### Exercise aim
Leaving out the pictures, retype all the material exactly.

* begin Stored data *

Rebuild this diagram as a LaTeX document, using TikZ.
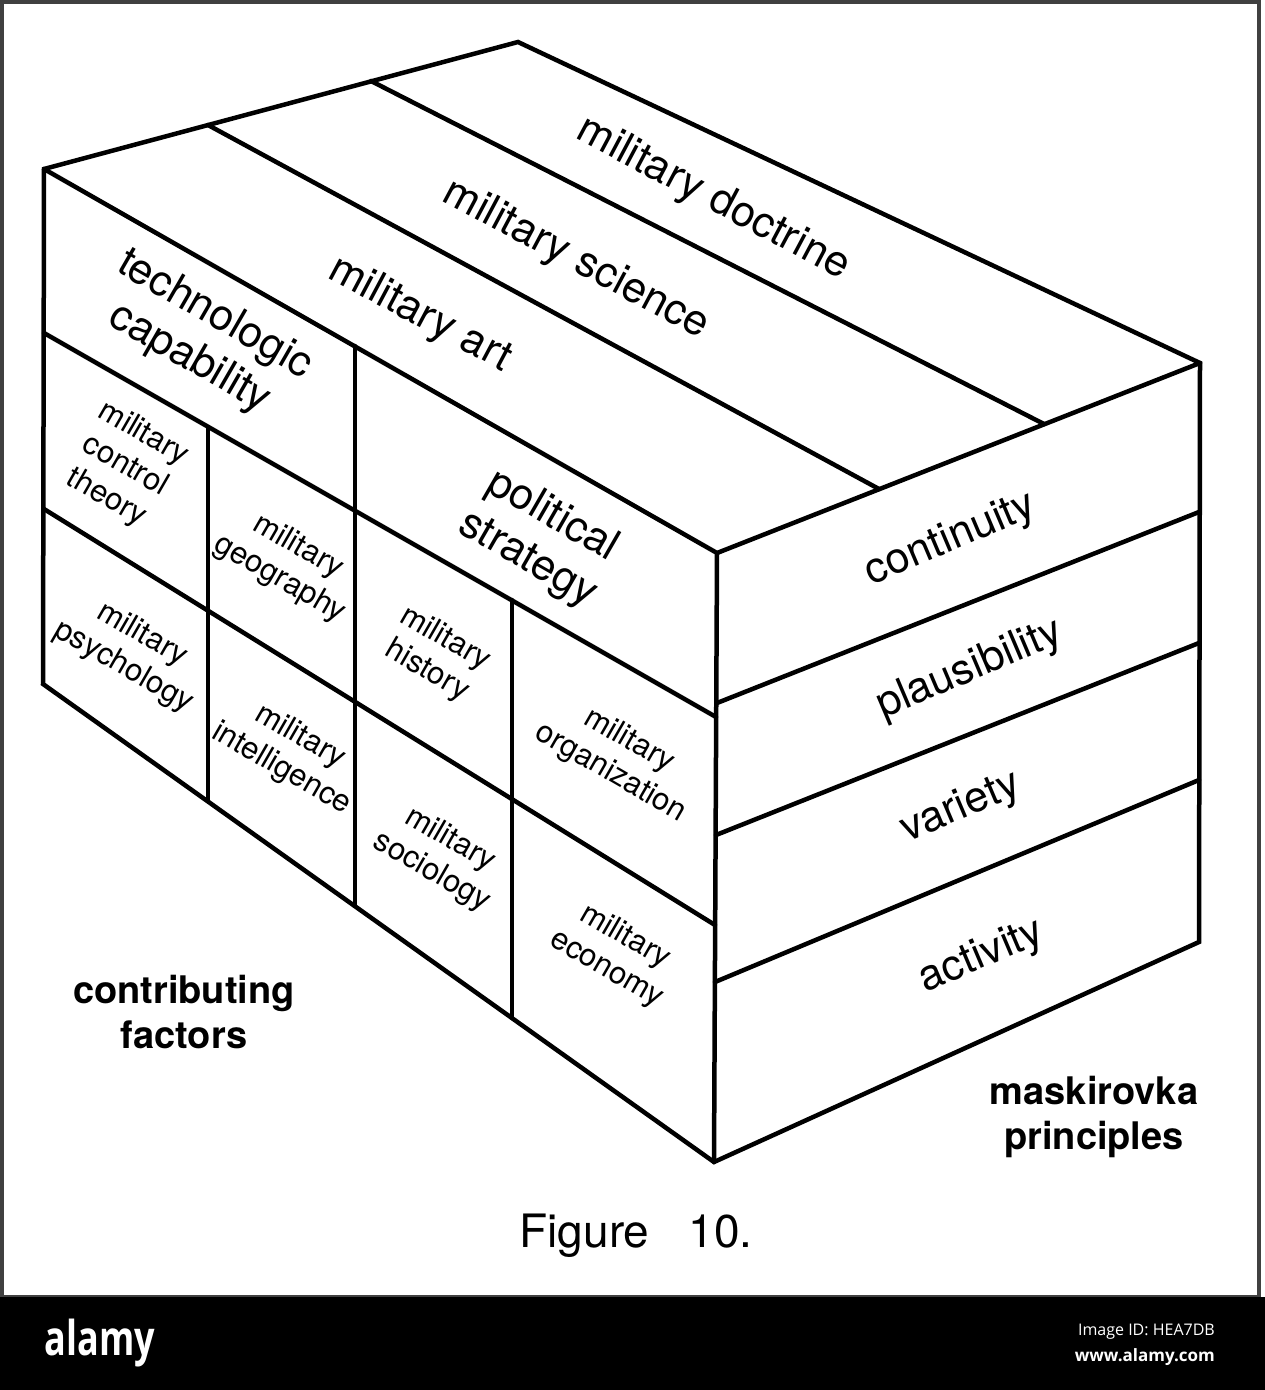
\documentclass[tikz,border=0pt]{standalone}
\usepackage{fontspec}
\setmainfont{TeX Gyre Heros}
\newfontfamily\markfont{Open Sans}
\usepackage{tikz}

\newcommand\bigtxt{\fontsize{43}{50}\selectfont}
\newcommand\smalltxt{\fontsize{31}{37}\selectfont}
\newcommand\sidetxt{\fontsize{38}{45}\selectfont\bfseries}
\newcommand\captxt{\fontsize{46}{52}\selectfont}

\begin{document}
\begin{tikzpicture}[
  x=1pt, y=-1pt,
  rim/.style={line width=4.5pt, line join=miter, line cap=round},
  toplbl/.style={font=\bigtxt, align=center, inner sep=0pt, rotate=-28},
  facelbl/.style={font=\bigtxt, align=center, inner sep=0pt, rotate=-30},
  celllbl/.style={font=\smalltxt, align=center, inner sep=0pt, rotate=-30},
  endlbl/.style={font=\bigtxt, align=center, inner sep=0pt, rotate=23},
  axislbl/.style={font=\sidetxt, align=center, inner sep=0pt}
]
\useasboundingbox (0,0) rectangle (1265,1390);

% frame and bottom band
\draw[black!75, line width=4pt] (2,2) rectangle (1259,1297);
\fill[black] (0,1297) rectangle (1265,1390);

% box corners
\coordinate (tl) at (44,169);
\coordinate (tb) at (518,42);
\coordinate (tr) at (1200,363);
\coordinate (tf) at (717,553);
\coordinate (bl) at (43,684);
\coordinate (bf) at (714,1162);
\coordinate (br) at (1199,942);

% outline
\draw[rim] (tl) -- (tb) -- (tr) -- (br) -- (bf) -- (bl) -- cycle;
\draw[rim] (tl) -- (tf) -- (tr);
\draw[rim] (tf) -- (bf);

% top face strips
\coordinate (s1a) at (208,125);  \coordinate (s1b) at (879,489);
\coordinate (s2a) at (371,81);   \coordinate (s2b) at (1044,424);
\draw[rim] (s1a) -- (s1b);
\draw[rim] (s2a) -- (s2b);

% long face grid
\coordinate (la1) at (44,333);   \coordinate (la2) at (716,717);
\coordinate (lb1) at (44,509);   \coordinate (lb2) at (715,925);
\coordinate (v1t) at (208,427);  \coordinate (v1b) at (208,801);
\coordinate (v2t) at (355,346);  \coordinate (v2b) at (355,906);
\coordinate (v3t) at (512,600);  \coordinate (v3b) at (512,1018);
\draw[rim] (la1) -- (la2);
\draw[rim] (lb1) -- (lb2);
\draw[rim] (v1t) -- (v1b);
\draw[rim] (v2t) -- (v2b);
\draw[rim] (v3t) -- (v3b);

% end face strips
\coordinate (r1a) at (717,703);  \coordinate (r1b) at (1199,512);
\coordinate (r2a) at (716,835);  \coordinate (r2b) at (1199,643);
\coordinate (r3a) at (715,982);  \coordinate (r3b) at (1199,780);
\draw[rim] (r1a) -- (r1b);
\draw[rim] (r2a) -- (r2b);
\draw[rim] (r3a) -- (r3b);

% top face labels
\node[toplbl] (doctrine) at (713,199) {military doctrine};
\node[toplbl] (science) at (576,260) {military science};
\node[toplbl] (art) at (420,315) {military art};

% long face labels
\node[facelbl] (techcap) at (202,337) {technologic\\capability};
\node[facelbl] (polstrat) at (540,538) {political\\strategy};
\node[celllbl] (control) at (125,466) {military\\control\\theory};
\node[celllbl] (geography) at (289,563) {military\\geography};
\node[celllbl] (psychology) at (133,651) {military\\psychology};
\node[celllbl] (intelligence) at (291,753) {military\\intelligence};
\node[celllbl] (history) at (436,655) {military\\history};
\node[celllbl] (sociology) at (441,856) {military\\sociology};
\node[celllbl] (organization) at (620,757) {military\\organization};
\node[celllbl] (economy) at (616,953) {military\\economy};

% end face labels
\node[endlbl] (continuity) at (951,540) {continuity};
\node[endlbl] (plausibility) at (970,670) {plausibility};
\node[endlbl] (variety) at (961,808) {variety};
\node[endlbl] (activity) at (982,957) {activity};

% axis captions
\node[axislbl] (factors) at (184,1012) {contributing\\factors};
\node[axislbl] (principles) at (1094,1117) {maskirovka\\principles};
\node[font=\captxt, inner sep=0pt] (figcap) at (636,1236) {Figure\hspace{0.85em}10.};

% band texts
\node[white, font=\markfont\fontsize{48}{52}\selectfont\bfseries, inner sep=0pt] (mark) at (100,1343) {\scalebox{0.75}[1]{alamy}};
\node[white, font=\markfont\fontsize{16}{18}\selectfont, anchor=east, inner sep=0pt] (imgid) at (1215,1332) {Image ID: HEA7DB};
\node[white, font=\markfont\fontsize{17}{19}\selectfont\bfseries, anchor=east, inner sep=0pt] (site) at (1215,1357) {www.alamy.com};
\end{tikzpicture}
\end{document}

* end Stored data *

### Answer to the problem
Rebuild this diagram as a LaTeX document, using TikZ.
\documentclass[tikz,border=0pt]{standalone}
\usepackage{fontspec}
\setmainfont{TeX Gyre Heros}
\newfontfamily\markfont{Open Sans}
\usepackage{tikz}

\newcommand\bigtxt{\fontsize{43}{50}\selectfont}
\newcommand\smalltxt{\fontsize{31}{37}\selectfont}
\newcommand\sidetxt{\fontsize{38}{45}\selectfont\bfseries}
\newcommand\captxt{\fontsize{46}{52}\selectfont}

\begin{document}
\begin{tikzpicture}[
  x=1pt, y=-1pt,
  rim/.style={line width=4.5pt, line join=miter, line cap=round},
  toplbl/.style={font=\bigtxt, align=center, inner sep=0pt, rotate=-28},
  facelbl/.style={font=\bigtxt, align=center, inner sep=0pt, rotate=-30},
  celllbl/.style={font=\smalltxt, align=center, inner sep=0pt, rotate=-30},
  endlbl/.style={font=\bigtxt, align=center, inner sep=0pt, rotate=23},
  axislbl/.style={font=\sidetxt, align=center, inner sep=0pt}
]
\useasboundingbox (0,0) rectangle (1265,1390);

% frame and bottom band
\draw[black!75, line width=4pt] (2,2) rectangle (1259,1297);
\fill[black] (0,1297) rectangle (1265,1390);

% box corners
\coordinate (tl) at (44,169);
\coordinate (tb) at (518,42);
\coordinate (tr) at (1200,363);
\coordinate (tf) at (717,553);
\coordinate (bl) at (43,684);
\coordinate (bf) at (714,1162);
\coordinate (br) at (1199,942);

% outline
\draw[rim] (tl) -- (tb) -- (tr) -- (br) -- (bf) -- (bl) -- cycle;
\draw[rim] (tl) -- (tf) -- (tr);
\draw[rim] (tf) -- (bf);

% top face strips
\coordinate (s1a) at (208,125);  \coordinate (s1b) at (879,489);
\coordinate (s2a) at (371,81);   \coordinate (s2b) at (1044,424);
\draw[rim] (s1a) -- (s1b);
\draw[rim] (s2a) -- (s2b);

% long face grid
\coordinate (la1) at (44,333);   \coordinate (la2) at (716,717);
\coordinate (lb1) at (44,509);   \coordinate (lb2) at (715,925);
\coordinate (v1t) at (208,427);  \coordinate (v1b) at (208,801);
\coordinate (v2t) at (355,346);  \coordinate (v2b) at (355,906);
\coordinate (v3t) at (512,600);  \coordinate (v3b) at (512,1018);
\draw[rim] (la1) -- (la2);
\draw[rim] (lb1) -- (lb2);
\draw[rim] (v1t) -- (v1b);
\draw[rim] (v2t) -- (v2b);
\draw[rim] (v3t) -- (v3b);

% end face strips
\coordinate (r1a) at (717,703);  \coordinate (r1b) at (1199,512);
\coordinate (r2a) at (716,835);  \coordinate (r2b) at (1199,643);
\coordinate (r3a) at (715,982);  \coordinate (r3b) at (1199,780);
\draw[rim] (r1a) -- (r1b);
\draw[rim] (r2a) -- (r2b);
\draw[rim] (r3a) -- (r3b);

% top face labels
\node[toplbl] (doctrine) at (713,199) {military doctrine};
\node[toplbl] (science) at (576,260) {military science};
\node[toplbl] (art) at (420,315) {military art};

% long face labels
\node[facelbl] (techcap) at (202,337) {technologic\\capability};
\node[facelbl] (polstrat) at (540,538) {political\\strategy};
\node[celllbl] (control) at (125,466) {military\\control\\theory};
\node[celllbl] (geography) at (289,563) {military\\geography};
\node[celllbl] (psychology) at (133,651) {military\\psychology};
\node[celllbl] (intelligence) at (291,753) {military\\intelligence};
\node[celllbl] (history) at (436,655) {military\\history};
\node[celllbl] (sociology) at (441,856) {military\\sociology};
\node[celllbl] (organization) at (620,757) {military\\organization};
\node[celllbl] (economy) at (616,953) {military\\economy};

% end face labels
\node[endlbl] (continuity) at (951,540) {continuity};
\node[endlbl] (plausibility) at (970,670) {plausibility};
\node[endlbl] (variety) at (961,808) {variety};
\node[endlbl] (activity) at (982,957) {activity};

% axis captions
\node[axislbl] (factors) at (184,1012) {contributing\\factors};
\node[axislbl] (principles) at (1094,1117) {maskirovka\\principles};
\node[font=\captxt, inner sep=0pt] (figcap) at (636,1236) {Figure\hspace{0.85em}10.};

% band texts
\node[white, font=\markfont\fontsize{48}{52}\selectfont\bfseries, inner sep=0pt] (mark) at (100,1343) {\scalebox{0.75}[1]{alamy}};
\node[white, font=\markfont\fontsize{16}{18}\selectfont, anchor=east, inner sep=0pt] (imgid) at (1215,1332) {Image ID: HEA7DB};
\node[white, font=\markfont\fontsize{17}{19}\selectfont\bfseries, anchor=east, inner sep=0pt] (site) at (1215,1357) {www.alamy.com};
\end{tikzpicture}
\end{document}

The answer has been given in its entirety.